Soms bekruipt je als lezer de indruk dat deze selectie al te zeer op onze moderne maat is gesneden, en dat dit bijna te veel van het goede is. Een mens zou uit dit fascinerend tijdsdocument blijven citeren.
Maar waarom zou u het boek niet gewoon lezen?
□ Jacques De Maere
Harry graaf Kessler, De dans op de vulkaan. Een keuze uit de dagboeken 1918-1933. Gekozen, vertaald en van commentaar en een voorwoord voorzien door Peter Claessens, De Arbeiderspers, Amsterdam/Antwerpen (= Privé-domein nr. 248), 2002, 289 blz., 25,00 euro, ISBN 90-295-2547-9.
| |
Geschiedenis
Burgerij
Was de negentiende eeuw in West-Europa een tijdperk van stuitende sociale onrechtvaardigheid, van ondraaglijke hypocrisie en van star conservatisme? De marxisten, de artistieke avant-garde en de historici hebben ons geleerd deze eeuw en vooral haar dominante klasse, de bourgeoisie, met alle zonden van Israël te overladen, en ze hebben zo dat tijdperk in diskrediet gebracht.
Peter Gay (oorspronkelijk: Peter Fröhlich), die zijn jeugd in nazi-Berlijn doorbracht als lid van de vervolgde joodse gemeenschap, nog in 1939 met zijn familie naar de Verenigde Staten kon uitwijken, en er na een moeizame start uitgroeide tot de grote kenner van de negentiende eeuw, heeft het zo niet begrepen. Voor hem deden de ‘Victorianen’ het helemaal niet slecht; ze hebben er op veel domeinen het beste van gemaakt; wat ze slecht deden hebben ze zelf geanalyseerd, en soms verholpen; de excessen van de negentiende eeuw waren veel minder erg dan die van de twintigste. Kortom, samenvattend ‘kan ik slechts herhalen dat het Victoriaanse tijdperk een bewonderenswaardige eeuw was, en dat veel van de eer toekomt aan de bourgeoisie’ (blz. 373).
In De eeuw van Schnitzler wordt deze apologie nader uitgewerkt. Uiteraard geen sinecure: hoe baken je de begrippen middenklasse(n), burgerij, bourgeoisie, Victorianen af? Hoe vat je de opkomst en essentie van een klasse samen in één boek? Hoe doe je recht aan de nationale verschillen en de soms zeer verfijnde klassenschakeringen (bijvoorbeeld als ze, zoals in Engeland, tot in het absurde worden doorgetrokken)?
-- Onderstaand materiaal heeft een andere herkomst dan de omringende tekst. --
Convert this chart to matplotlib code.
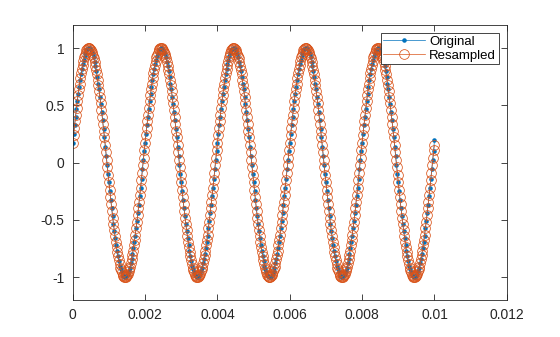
import numpy as np
import matplotlib
matplotlib.use("Agg")
import matplotlib.pyplot as plt
from matplotlib.ticker import FuncFormatter

# Sample rates (Hz)
fs_original = 40000
fs_resampled = 48000

# Original signal samples
original = [
    0.17, 0.25, 0.33, 0.40, 0.47, 0.54, 0.60, 0.66, 0.72, 0.77, 0.82, 0.86, 0.90, 0.93, 0.96, 0.98, 0.99, 1.00, 1.00, 1.00,
    0.98, 0.97, 0.95, 0.92, 0.88, 0.84, 0.80, 0.75, 0.69, 0.64, 0.57, 0.51, 0.44, 0.37, 0.29, 0.22, 0.14, 0.06, -0.02, -0.10,
    -0.17, -0.25, -0.33, -0.40, -0.47, -0.54, -0.60, -0.66, -0.72, -0.77, -0.82, -0.86, -0.90, -0.93, -0.96, -0.98, -0.99, -1.00, -1.00, -1.00,
    -0.98, -0.97, -0.95, -0.92, -0.88, -0.84, -0.80, -0.75, -0.69, -0.64, -0.57, -0.51, -0.44, -0.37, -0.29, -0.22, -0.14, -0.06, 0.02, 0.10,
    0.17, 0.25, 0.33, 0.40, 0.47, 0.54, 0.60, 0.66, 0.72, 0.77, 0.82, 0.86, 0.90, 0.93, 0.96, 0.98, 0.99, 1.00, 1.00, 1.00,
    0.98, 0.97, 0.95, 0.92, 0.88, 0.84, 0.80, 0.75, 0.69, 0.64, 0.57, 0.51, 0.44, 0.37, 0.29, 0.22, 0.14, 0.06, -0.02, -0.10,
    -0.17, -0.25, -0.33, -0.40, -0.47, -0.54, -0.60, -0.66, -0.72, -0.77, -0.82, -0.86, -0.90, -0.93, -0.96, -0.98, -0.99, -1.00, -1.00, -1.00,
    -0.98, -0.97, -0.95, -0.92, -0.88, -0.84, -0.80, -0.75, -0.69, -0.64, -0.57, -0.51, -0.44, -0.37, -0.29, -0.22, -0.14, -0.06, 0.02, 0.10,
    0.17, 0.25, 0.33, 0.40, 0.47, 0.54, 0.60, 0.66, 0.72, 0.77, 0.82, 0.86, 0.90, 0.93, 0.96, 0.98, 0.99, 1.00, 1.00, 1.00,
    0.98, 0.97, 0.95, 0.92, 0.88, 0.84, 0.80, 0.75, 0.69, 0.64, 0.57, 0.51, 0.44, 0.37, 0.29, 0.22, 0.14, 0.06, -0.02, -0.10,
    -0.17, -0.25, -0.33, -0.40, -0.47, -0.54, -0.60, -0.66, -0.72, -0.77, -0.82, -0.86, -0.90, -0.93, -0.96, -0.98, -0.99, -1.00, -1.00, -1.00,
    -0.98, -0.97, -0.95, -0.92, -0.88, -0.84, -0.80, -0.75, -0.69, -0.64, -0.57, -0.51, -0.44, -0.37, -0.29, -0.22, -0.14, -0.06, 0.02, 0.10,
    0.17, 0.25, 0.33, 0.40, 0.47, 0.54, 0.60, 0.66, 0.72, 0.77, 0.82, 0.86, 0.90, 0.93, 0.96, 0.98, 0.99, 1.00, 1.00, 1.00,
    0.98, 0.97, 0.95, 0.92, 0.88, 0.84, 0.80, 0.75, 0.69, 0.64, 0.57, 0.51, 0.44, 0.37, 0.29, 0.22, 0.14, 0.06, -0.02, -0.10,
    -0.17, -0.25, -0.33, -0.40, -0.47, -0.54, -0.60, -0.66, -0.72, -0.77, -0.82, -0.86, -0.90, -0.93, -0.96, -0.98, -0.99, -1.00, -1.00, -1.00,
    -0.98, -0.97, -0.95, -0.92, -0.88, -0.84, -0.80, -0.75, -0.69, -0.64, -0.57, -0.51, -0.44, -0.37, -0.29, -0.22, -0.14, -0.06, 0.02, 0.10,
    0.17, 0.25, 0.33, 0.40, 0.47, 0.54, 0.60, 0.66, 0.72, 0.77, 0.82, 0.86, 0.90, 0.93, 0.96, 0.98, 0.99, 1.00, 1.00, 1.00,
    0.98, 0.97, 0.95, 0.92, 0.88, 0.84, 0.80, 0.75, 0.69, 0.64, 0.57, 0.51, 0.44, 0.37, 0.29, 0.22, 0.14, 0.06, -0.02, -0.10,
    -0.17, -0.25, -0.33, -0.40, -0.47, -0.54, -0.60, -0.66, -0.72, -0.77, -0.82, -0.86, -0.90, -0.93, -0.96, -0.98, -0.99, -1.00, -1.00, -1.00,
    -0.98, -0.97, -0.95, -0.92, -0.88, -0.84, -0.80, -0.75, -0.69, -0.64, -0.57, -0.51, -0.44, -0.37, -0.29, -0.22, -0.14, -0.06, 0.02, 0.10,
    0.20,
]

# Resampled signal samples
resampled = [
    0.17, 0.24, 0.30, 0.36, 0.42, 0.48, 0.54, 0.59, 0.64, 0.69, 0.74, 0.78, 0.82, 0.85, 0.89, 0.92, 0.94, 0.96, 0.98, 0.99, 1.00, 1.00, 1.00, 0.99,
    0.98, 0.97, 0.95, 0.93, 0.91, 0.88, 0.84, 0.81, 0.77, 0.72, 0.68, 0.63, 0.57, 0.52, 0.46, 0.40, 0.34, 0.28, 0.22, 0.15, 0.09, 0.02, -0.04, -0.11,
    -0.17, -0.24, -0.30, -0.36, -0.42, -0.48, -0.54, -0.59, -0.64, -0.69, -0.74, -0.78, -0.82, -0.85, -0.89, -0.92, -0.94, -0.96, -0.98, -0.99, -1.00, -1.00, -1.00, -0.99,
    -0.98, -0.97, -0.95, -0.93, -0.91, -0.88, -0.84, -0.81, -0.77, -0.72, -0.68, -0.63, -0.57, -0.52, -0.46, -0.40, -0.34, -0.28, -0.22, -0.15, -0.09, -0.02, 0.04, 0.11,
    0.17, 0.24, 0.30, 0.36, 0.42, 0.48, 0.54, 0.59, 0.64, 0.69, 0.74, 0.78, 0.82, 0.85, 0.89, 0.92, 0.94, 0.96, 0.98, 0.99, 1.00, 1.00, 1.00, 0.99,
    0.98, 0.97, 0.95, 0.93, 0.91, 0.88, 0.84, 0.81, 0.77, 0.72, 0.68, 0.63, 0.57, 0.52, 0.46, 0.40, 0.34, 0.28, 0.22, 0.15, 0.09, 0.02, -0.04, -0.11,
    -0.17, -0.24, -0.30, -0.36, -0.42, -0.48, -0.54, -0.59, -0.64, -0.69, -0.74, -0.78, -0.82, -0.85, -0.89, -0.92, -0.94, -0.96, -0.98, -0.99, -1.00, -1.00, -1.00, -0.99,
    -0.98, -0.97, -0.95, -0.93, -0.91, -0.88, -0.84, -0.81, -0.77, -0.72, -0.68, -0.63, -0.57, -0.52, -0.46, -0.40, -0.34, -0.28, -0.22, -0.15, -0.09, -0.02, 0.04, 0.11,
    0.17, 0.24, 0.30, 0.36, 0.42, 0.48, 0.54, 0.59, 0.64, 0.69, 0.74, 0.78, 0.82, 0.85, 0.89, 0.92, 0.94, 0.96, 0.98, 0.99, 1.00, 1.00, 1.00, 0.99,
    0.98, 0.97, 0.95, 0.93, 0.91, 0.88, 0.84, 0.81, 0.77, 0.72, 0.68, 0.63, 0.57, 0.52, 0.46, 0.40, 0.34, 0.28, 0.22, 0.15, 0.09, 0.02, -0.04, -0.11,
    -0.17, -0.24, -0.30, -0.36, -0.42, -0.48, -0.54, -0.59, -0.64, -0.69, -0.74, -0.78, -0.82, -0.85, -0.89, -0.92, -0.94, -0.96, -0.98, -0.99, -1.00, -1.00, -1.00, -0.99,
    -0.98, -0.97, -0.95, -0.93, -0.91, -0.88, -0.84, -0.81, -0.77, -0.72, -0.68, -0.63, -0.57, -0.52, -0.46, -0.40, -0.34, -0.28, -0.22, -0.15, -0.09, -0.02, 0.04, 0.11,
    0.17, 0.24, 0.30, 0.36, 0.42, 0.48, 0.54, 0.59, 0.64, 0.69, 0.74, 0.78, 0.82, 0.85, 0.89, 0.92, 0.94, 0.96, 0.98, 0.99, 1.00, 1.00, 1.00, 0.99,
    0.98, 0.97, 0.95, 0.93, 0.91, 0.88, 0.84, 0.81, 0.77, 0.72, 0.68, 0.63, 0.57, 0.52, 0.46, 0.40, 0.34, 0.28, 0.22, 0.15, 0.09, 0.02, -0.04, -0.11,
    -0.17, -0.24, -0.30, -0.36, -0.42, -0.48, -0.54, -0.59, -0.64, -0.69, -0.74, -0.78, -0.82, -0.85, -0.89, -0.92, -0.94, -0.96, -0.98, -0.99, -1.00, -1.00, -1.00, -0.99,
    -0.98, -0.97, -0.95, -0.93, -0.91, -0.88, -0.84, -0.81, -0.77, -0.72, -0.68, -0.63, -0.57, -0.52, -0.46, -0.40, -0.34, -0.28, -0.22, -0.15, -0.09, -0.02, 0.04, 0.11,
    0.17, 0.24, 0.30, 0.36, 0.42, 0.48, 0.54, 0.59, 0.64, 0.69, 0.74, 0.78, 0.82, 0.85, 0.89, 0.92, 0.94, 0.96, 0.98, 0.99, 1.00, 1.00, 1.00, 0.99,
    0.98, 0.97, 0.95, 0.93, 0.91, 0.88, 0.84, 0.81, 0.77, 0.72, 0.68, 0.63, 0.57, 0.52, 0.46, 0.40, 0.34, 0.28, 0.22, 0.15, 0.09, 0.02, -0.04, -0.11,
    -0.17, -0.24, -0.30, -0.36, -0.42, -0.48, -0.54, -0.59, -0.64, -0.69, -0.74, -0.78, -0.82, -0.85, -0.89, -0.92, -0.94, -0.96, -0.98, -0.99, -1.00, -1.00, -1.00, -0.99,
    -0.98, -0.97, -0.95, -0.93, -0.91, -0.88, -0.84, -0.81, -0.77, -0.72, -0.68, -0.63, -0.57, -0.52, -0.46, -0.40, -0.34, -0.28, -0.22, -0.15, -0.09, -0.02, 0.04, 0.11,
    0.15,
]

xticks = [0, 0.002, 0.004, 0.006, 0.008, 0.01, 0.012]
yticks = [-1, -0.5, 0, 0.5, 1]
labels = ["Original", "Resampled"]

t_original = np.arange(len(original)) / fs_original
t_resampled = np.arange(len(resampled)) / fs_resampled

plt.rcParams['font.family'] = ['Liberation Sans', 'DejaVu Sans']

blue = "#0072BD"
orange = "#D95319"
axcol = "#262626"

fig = plt.figure(figsize=(5.6, 3.37), dpi=100)
ax = fig.add_axes([0.13, 0.11, 0.775, 0.815])

ax.plot(t_original, original, '.-', color=blue, lw=0.5, markersize=4.5, label=labels[0])
ax.plot(t_resampled, resampled, 'o-', color=orange, lw=0.5, markersize=7,
        markerfacecolor='none', markeredgewidth=0.55, label=labels[1])

ax.set_xlim(0, 0.012)
ax.set_ylim(-1.2, 1.2)
ax.set_xticks(xticks)
ax.set_yticks(yticks)
ax.xaxis.set_major_formatter(FuncFormatter(lambda v, p: f"{v:g}"))
ax.yaxis.set_major_formatter(FuncFormatter(lambda v, p: f"{v:g}"))

ax.tick_params(direction='in', length=4, width=0.6, colors=axcol, labelsize=10,
               top=True, right=True, pad=6)
for s in ax.spines.values():
    s.set_color(axcol)
    s.set_linewidth(0.6)

leg = ax.legend(loc='upper right', fontsize=9.5, frameon=True, fancybox=False,
                edgecolor=axcol, framealpha=1, borderpad=0.2, handlelength=3.2,
                handletextpad=0.3, labelspacing=0.1, borderaxespad=0.6)
leg.get_frame().set_linewidth(0.6)

fig.savefig("out.png", dpi=100)
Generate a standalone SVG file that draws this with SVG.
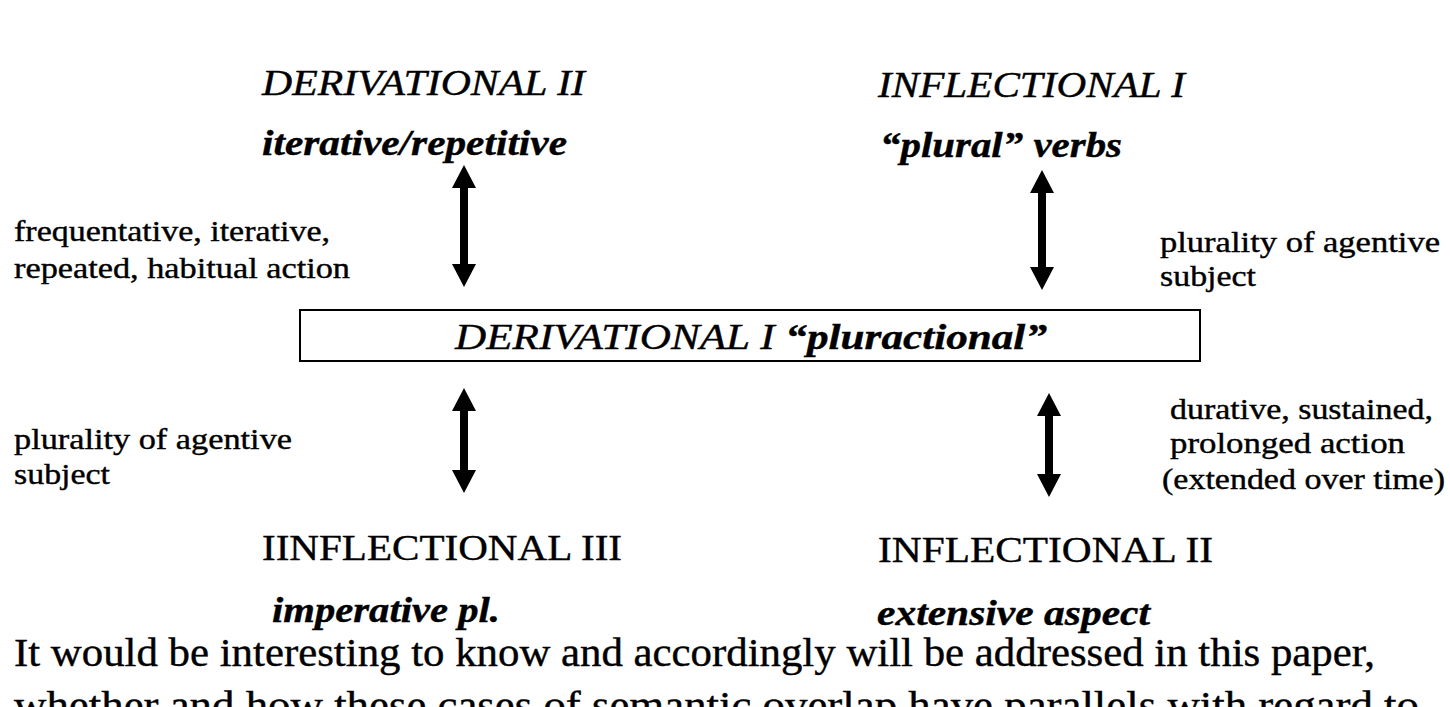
<svg xmlns="http://www.w3.org/2000/svg" width="1450" height="707" viewBox="0 0 1450 707">
<defs>
<style>
text{font-family:"Liberation Serif","Times New Roman",serif;fill:#000;stroke:#000;stroke-width:0.4}
.h{font-size:36px;font-style:italic}
.hb{font-size:36px;font-style:italic;font-weight:bold}
.hu{font-size:36px}
.l{font-size:30px}
.p{font-size:39px}
.arr{fill:#000}
</style>
</defs>
<rect width="1450" height="707" fill="#fff"/>
<g id="derivational2">
<text class="h" x="262" y="95" textLength="323" lengthAdjust="spacingAndGlyphs">DERIVATIONAL II</text>
<text class="hb" x="262" y="155" textLength="305" lengthAdjust="spacingAndGlyphs">iterative/repetitive</text>
</g>
<g id="inflectional1">
<text class="h" x="878" y="97" textLength="307" lengthAdjust="spacingAndGlyphs">INFLECTIONAL I</text>
<text class="hb" x="880" y="157" textLength="242" lengthAdjust="spacingAndGlyphs">“plural” verbs</text>
</g>
<g id="derivational1">
<rect x="300" y="310" width="900" height="51" fill="none" stroke="#000" stroke-width="2"/>
<text class="h" x="455" y="349" font-size="38" textLength="592" lengthAdjust="spacingAndGlyphs"><tspan>DERIVATIONAL I  </tspan><tspan font-weight="bold">“pluractional”</tspan></text>
</g>
<g id="inflectional3">
<text class="hu" x="262" y="560" textLength="360" lengthAdjust="spacingAndGlyphs">IINFLECTIONAL III</text>
<text class="hb" x="272" y="622" textLength="228" lengthAdjust="spacingAndGlyphs">imperative pl.</text>
</g>
<g id="inflectional2">
<text class="hu" x="878" y="562" textLength="335" lengthAdjust="spacingAndGlyphs">INFLECTIONAL II</text>
<text class="hb" x="877" y="625" textLength="273" lengthAdjust="spacingAndGlyphs">extensive aspect</text>
</g>
<g id="connectors">
<path class="arr" d="M464,165 L476,188 L468,188 L468,264 L476,264 L464,287 L452,264 L460,264 L460,188 L452,188 Z"/>
<path class="arr" d="M1042,170 L1054,193 L1046,193 L1046,267 L1054,267 L1042,290 L1030,267 L1038,267 L1038,193 L1030,193 Z"/>
<path class="arr" d="M464,388 L476,411 L468,411 L468,470 L476,470 L464,493 L452,470 L460,470 L460,411 L452,411 Z"/>
<path class="arr" d="M1049,393 L1061,416 L1053,416 L1053,474 L1061,474 L1049,497 L1037,474 L1045,474 L1045,416 L1037,416 Z"/>
</g>
<g id="labels">
<text class="l" x="14" y="241" textLength="316" lengthAdjust="spacingAndGlyphs">frequentative, iterative,</text>
<text class="l" x="14" y="278" textLength="336" lengthAdjust="spacingAndGlyphs">repeated, habitual action</text>
<text class="l" x="1160" y="252" textLength="280" lengthAdjust="spacingAndGlyphs">plurality of agentive</text>
<text class="l" x="1160" y="286" textLength="96" lengthAdjust="spacingAndGlyphs">subject</text>
<text class="l" x="14" y="449" textLength="278" lengthAdjust="spacingAndGlyphs">plurality of agentive</text>
<text class="l" x="14" y="484" textLength="96" lengthAdjust="spacingAndGlyphs">subject</text>
<text class="l" x="1170" y="419" textLength="263" lengthAdjust="spacingAndGlyphs">durative, sustained,</text>
<text class="l" x="1170" y="453" textLength="235" lengthAdjust="spacingAndGlyphs">prolonged action</text>
<text class="l" x="1162" y="489" textLength="283" lengthAdjust="spacingAndGlyphs">(extended over time)</text>
</g>
<g id="paragraph">
<text class="p" x="14" y="666" textLength="1361" lengthAdjust="spacingAndGlyphs">It would be interesting to know and accordingly will be addressed in this paper,</text>
<text class="p" x="14" y="719" textLength="1405" lengthAdjust="spacingAndGlyphs">whether and how these cases of semantic overlap have parallels with regard to</text>
</g>
</svg>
Is de door Gay gekozen afbakening 1815-1914 echt houdbaar?, enzovoort.
Gay lost al die vragen pragmatisch, al vertellend op. Na een (altijd precaire) domeinafbakening heeft hij het achtereenvolgens over huis en thuis, liefde en seks, agressie, angsten, (on-) geloof, werk en nietsdoen, (vooral artistieke) smaak, en privacy. Hij combineert daarbij onvermoeibaar een onuitputtelijke anekdotiek met algemene, dikwijls nogal polemische statements. Als rode draad gebruikt Gay het dagboek van Arthur Schnitzler, die
| |
| |
hij in zijn schijnbare extravagantie toch een typisch kind van zijn tijd acht - een gewaagde, maar alleszins verdienstelijke poging.
Gays bevindingen zijn niet bepaald conformistisch. De beschreven eeuw was een tijdperk van spectaculaire, niet bij te houden veranderingen, waarop de bourgeois dikwijls verward en tegenstrijdig reageerde, maar altijd met gezond verstand en een matigheid die hem sierde en tot een ideaal maakte: ‘het was een eer om bij de bourgeoisie te horen’ (blz. 372). Dat onze tijdgenoten dat beeld hebben vervalst en verduisterd, strekt hen niet tot eer: ze zouden beter kijken naar de balk in hun eigen oog.
Met Gays bewijsvoering kan je alle kanten uit; op dezelfde manier valt ook de slechtheid van de negentiende eeuw te bewijzen. Maar het boek is sprankelend geschreven, verplicht je steeds weer je oordelen kritisch te herzien, en doorprikt wat in de geest van de lezer was vastgeroest. Jammer dat het boek door zoveel drukfouten wordt ontsierd.
□ Jacques De Maere
Peter Gay, De eeuw van Schnitzler. De opkomst van de burgerij in Europa, De Bezige Bij, Amsterdam, 2002, 416 blz., 29,50 euro, ISBN 90-234-0054-2.